The requirement to separately state the charge still exists, as bundling it can lead to other complications, but the underlying taxability of the item is the primary trigger.
In a select number of states, the law views the act of transportation as a non-taxable service, distinct from the sale of tangible goods. If the shipping charge is listed separately on the invoice, it is exempt from sales tax, even if the goods being delivered are fully taxable. This structure is highly favorable to sellers who properly itemize their invoices.
Massachusetts is a prime example where a separately stated shipping charge remains exempt, provided it does not include any taxable handling components. Florida also generally treats separately stated delivery charges as non-taxable, but only if the purchaser has the clear option to avoid the charge, such as by picking up the item.
If the seller mandates delivery, even if separately stated, the charge can become taxable in Florida.
The term “shipping” is often shorthand for a collection of related services, each of which may be treated differently for sales tax purposes.
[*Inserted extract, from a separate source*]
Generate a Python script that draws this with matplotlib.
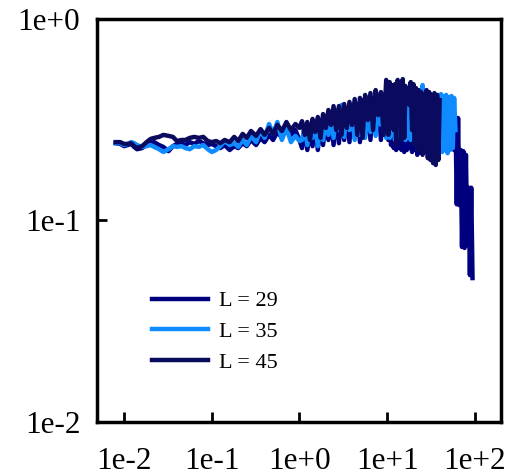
import matplotlib.pyplot as plt

plt.rcParams['font.family'] = ['Liberation Serif', 'DejaVu Serif']

# shared sample times (log spaced, finer above t = 10)
x = [0.008, 0.009, 0.010, 0.011, 0.012, 0.013, 0.014, 0.016, 0.018, 0.020,
     0.022, 0.025, 0.028, 0.032, 0.036, 0.040, 0.045, 0.050, 0.056, 0.063,
     0.071, 0.080, 0.090, 0.100, 0.112, 0.125, 0.140, 0.160, 0.180, 0.200,
     0.225, 0.250, 0.280, 0.320, 0.360, 0.400, 0.450, 0.500, 0.560, 0.630,
     0.710, 0.800, 0.900, 1.00, 1.07, 1.15, 1.23, 1.32, 1.41, 1.51,
     1.62, 1.74, 1.86, 2.00, 2.14, 2.29, 2.45, 2.63, 2.82, 3.02,
     3.24, 3.47, 3.72, 3.98, 4.27, 4.57, 4.90, 5.25, 5.62, 6.03,
     6.46, 6.92, 7.41, 7.94, 8.51, 9.12, 9.77,
     10.35, 10.7, 11.1, 11.5, 11.9, 12.3, 12.7, 13.2, 13.6, 14.1,
     14.6, 15.1, 15.7, 16.2, 16.8, 17.4, 18.0, 18.6, 19.3, 20.0,
     20.7, 21.4, 22.1, 22.9, 23.7, 24.5, 25.4, 26.3, 27.2, 28.2,
     29.2, 30.2, 31.3, 32.4, 33.5, 34.7, 35.9, 37.2, 38.5, 39.8,
     41.2, 42.7, 44.2, 45.7, 47.3, 49.0, 50.7, 52.5, 54.3, 56.2,
     58.2, 60.3, 62.4, 64.6, 66.8, 69.2, 71.6, 74.1, 76.7, 79.4,
     82.2, 85.1, 88.1, 91.2, 94.4]

y29 = [0.241, 0.239, 0.233, 0.236, 0.239, 0.231, 0.225, 0.228, 0.236, 0.241,
       0.244, 0.236, 0.231, 0.220, 0.233, 0.239, 0.241, 0.236, 0.244, 0.239,
       0.247, 0.241, 0.236, 0.239, 0.233, 0.228, 0.236, 0.223, 0.233, 0.228,
       0.241, 0.233, 0.250, 0.236, 0.256, 0.244, 0.265, 0.250, 0.274, 0.256,
       0.287, 0.265, 0.280, 0.250,
       0.228, 0.297, 0.223, 0.287, 0.233, 0.307, 0.223, 0.314, 0.236, 0.321,
       0.250, 0.332, 0.236, 0.344, 0.241, 0.352, 0.250, 0.360, 0.244, 0.373,
       0.256, 0.377, 0.244, 0.394, 0.265, 0.386, 0.250, 0.404, 0.271, 0.394,
       0.250, 0.418, 0.265,
       0.250, 0.394, 0.236, 0.404, 0.228, 0.394, 0.223, 0.418, 0.228, 0.394,
       0.223, 0.404, 0.218, 0.394, 0.223, 0.386, 0.228, 0.394, 0.218, 0.381,
       0.223, 0.373, 0.211, 0.381, 0.218, 0.373, 0.223, 0.360, 0.218, 0.373,
       0.223, 0.360, 0.228, 0.352, 0.223, 0.360, 0.228, 0.352, 0.223, 0.360,
       0.228, 0.352, 0.223, 0.344, 0.228, 0.352, 0.223, 0.344, 0.236, 0.332,
       0.223, 0.325, 0.120, 0.321, 0.119, 0.223, 0.0737, 0.220, 0.0729, 0.211,
       0.0754, 0.145, 0.0535, 0.145, 0.0517]

y35 = [0.241, 0.241, 0.236, 0.239, 0.244, 0.241, 0.236, 0.231, 0.233, 0.236,
       0.231, 0.225, 0.218, 0.225, 0.233, 0.231, 0.233, 0.228, 0.225, 0.233,
       0.231, 0.236, 0.225, 0.218, 0.223, 0.233, 0.247, 0.236, 0.241, 0.231,
       0.250, 0.236, 0.262, 0.244, 0.280, 0.256, 0.300, 0.268, 0.307, 0.250,
       0.287, 0.244, 0.262, 0.247,
       0.250, 0.293, 0.236, 0.287, 0.256, 0.300, 0.233, 0.314, 0.250, 0.321,
       0.265, 0.332, 0.256, 0.352, 0.280, 0.373, 0.259, 0.360, 0.280, 0.344,
       0.250, 0.360, 0.265, 0.332, 0.256, 0.373, 0.274, 0.352, 0.262, 0.394,
       0.297, 0.418, 0.256,
       0.360, 0.256, 0.368, 0.265, 0.332, 0.250, 0.352, 0.274, 0.321, 0.256,
       0.344, 0.280, 0.314, 0.250, 0.360, 0.265, 0.368, 0.250, 0.332, 0.274,
       0.394, 0.256, 0.418, 0.244, 0.442, 0.236, 0.468, 0.228, 0.418, 0.223,
       0.404, 0.236, 0.394, 0.223, 0.418, 0.228, 0.404, 0.218, 0.418, 0.223,
       0.422, 0.218, 0.413, 0.223, 0.418, 0.215, 0.408, 0.223, 0.413, 0.228,
       0.404, 0.280]

y45 = [0.244, 0.244, 0.239, 0.239, 0.241, 0.233, 0.228, 0.233, 0.244, 0.253,
       0.256, 0.259, 0.265, 0.262, 0.259, 0.247, 0.250, 0.250, 0.256, 0.259,
       0.256, 0.259, 0.247, 0.244, 0.247, 0.241, 0.250, 0.244, 0.259, 0.247,
       0.268, 0.256, 0.277, 0.262, 0.283, 0.265, 0.287, 0.268, 0.297, 0.277,
       0.307, 0.280, 0.300, 0.287,
       0.310, 0.265, 0.307, 0.250, 0.318, 0.274, 0.325, 0.256, 0.336, 0.287,
       0.352, 0.297, 0.368, 0.280, 0.368, 0.265, 0.377, 0.287, 0.386, 0.297,
       0.399, 0.265, 0.404, 0.256, 0.418, 0.314, 0.427, 0.280, 0.442, 0.332,
       0.432, 0.265, 0.496,
       0.265, 0.484, 0.394, 0.468, 0.280, 0.473, 0.236, 0.496, 0.297, 0.484,
       0.250, 0.501, 0.256, 0.463, 0.394, 0.452, 0.373, 0.484, 0.280, 0.473,
       0.236, 0.452, 0.223, 0.442, 0.250, 0.432, 0.211, 0.418, 0.223, 0.442,
       0.203, 0.432, 0.199, 0.418, 0.192, 0.427, 0.188, 0.418, 0.199, 0.394]

labels = ['L = 29', 'L = 35', 'L = 45']
colors = ['#00007f', '#0f8bff', '#0a0a5e']

fig = plt.figure(figsize=(5.09, 4.76), dpi=100)
ax = fig.add_axes([0.1906, 0.1134, 0.7937, 0.8477])

for ys, lab, c in zip([y29, y35, y45], labels, colors):
    ax.plot(x[:len(ys)], ys, color=c, lw=3.2, label=lab, solid_joinstyle='round')

ax.set_xscale('log')
ax.set_yscale('log')
ax.set_xlim(10 ** -2.31, 10 ** 2.30)
ax.set_ylim(1e-2, 1e0)

ax.set_xticks([1e-2, 1e-1, 1e0, 1e1, 1e2], ['1e-2', '1e-1', '1e+0', '1e+1', '1e+2'])
ax.set_yticks([1e-2, 1e-1, 1e0], ['1e-2', '1e-1', '1e+0'])
ax.minorticks_off()
ax.tick_params(direction='in', length=7, width=2, labelsize=22.5)
ax.tick_params(axis='x', pad=18)
ax.tick_params(axis='y', pad=12)
for s in ax.spines.values():
    s.set_linewidth(2.5)

ax.legend(loc='upper left', bbox_to_anchor=(0.136, 0.325), frameon=False,
          fontsize=16, handlelength=2.5, handletextpad=0.5, labelspacing=0.45,
          borderpad=0, borderaxespad=0)

fig.savefig('out.png', dpi=100)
Taxing authorities frequently scrutinize delivery charges to ensure they only include pure transportation costs. When other services are bundled, the exemption is often lost.
Handling charges cover the labor and materials required to prepare the goods for shipment, such as packaging and boxing. In many states, handling is considered essential to the sale and is therefore taxable, regardless of whether the pure transportation cost is exempt. If a seller combines “shipping” and “handling” into a single line item, the entire amount is typically subject to sales tax.
To preserve the non-taxable status of the shipping component, the charges must be meticulously separated on the invoice. Labeling the charges allows the seller to collect tax only on the handling portion in many jurisdictions. Failure to clearly delineate these charges is a common audit finding.
The identity of the party performing the delivery is a critical, often determinative, factor in taxability. When a seller uses a common carrier, such as USPS, FedEx, or UPS, the delivery charge is generally viewed as a payment for a third-party transportation service. This third-party relationship provides the best chance for the shipping charge to be considered non-taxable, provided the state’s statutes allow for the exemption.
Conversely, if the seller uses their own vehicle or internal employees to deliver the goods, the delivery charge is frequently considered a cost of doing business. This in-house delivery service is often defined as part of the taxable sales price, making the charge taxable even in states where third-party common carrier charges are exempt.
The legal premise is that the seller is completing the sale by delivering the goods themselves, integrating the delivery into the taxable transfer of ownership.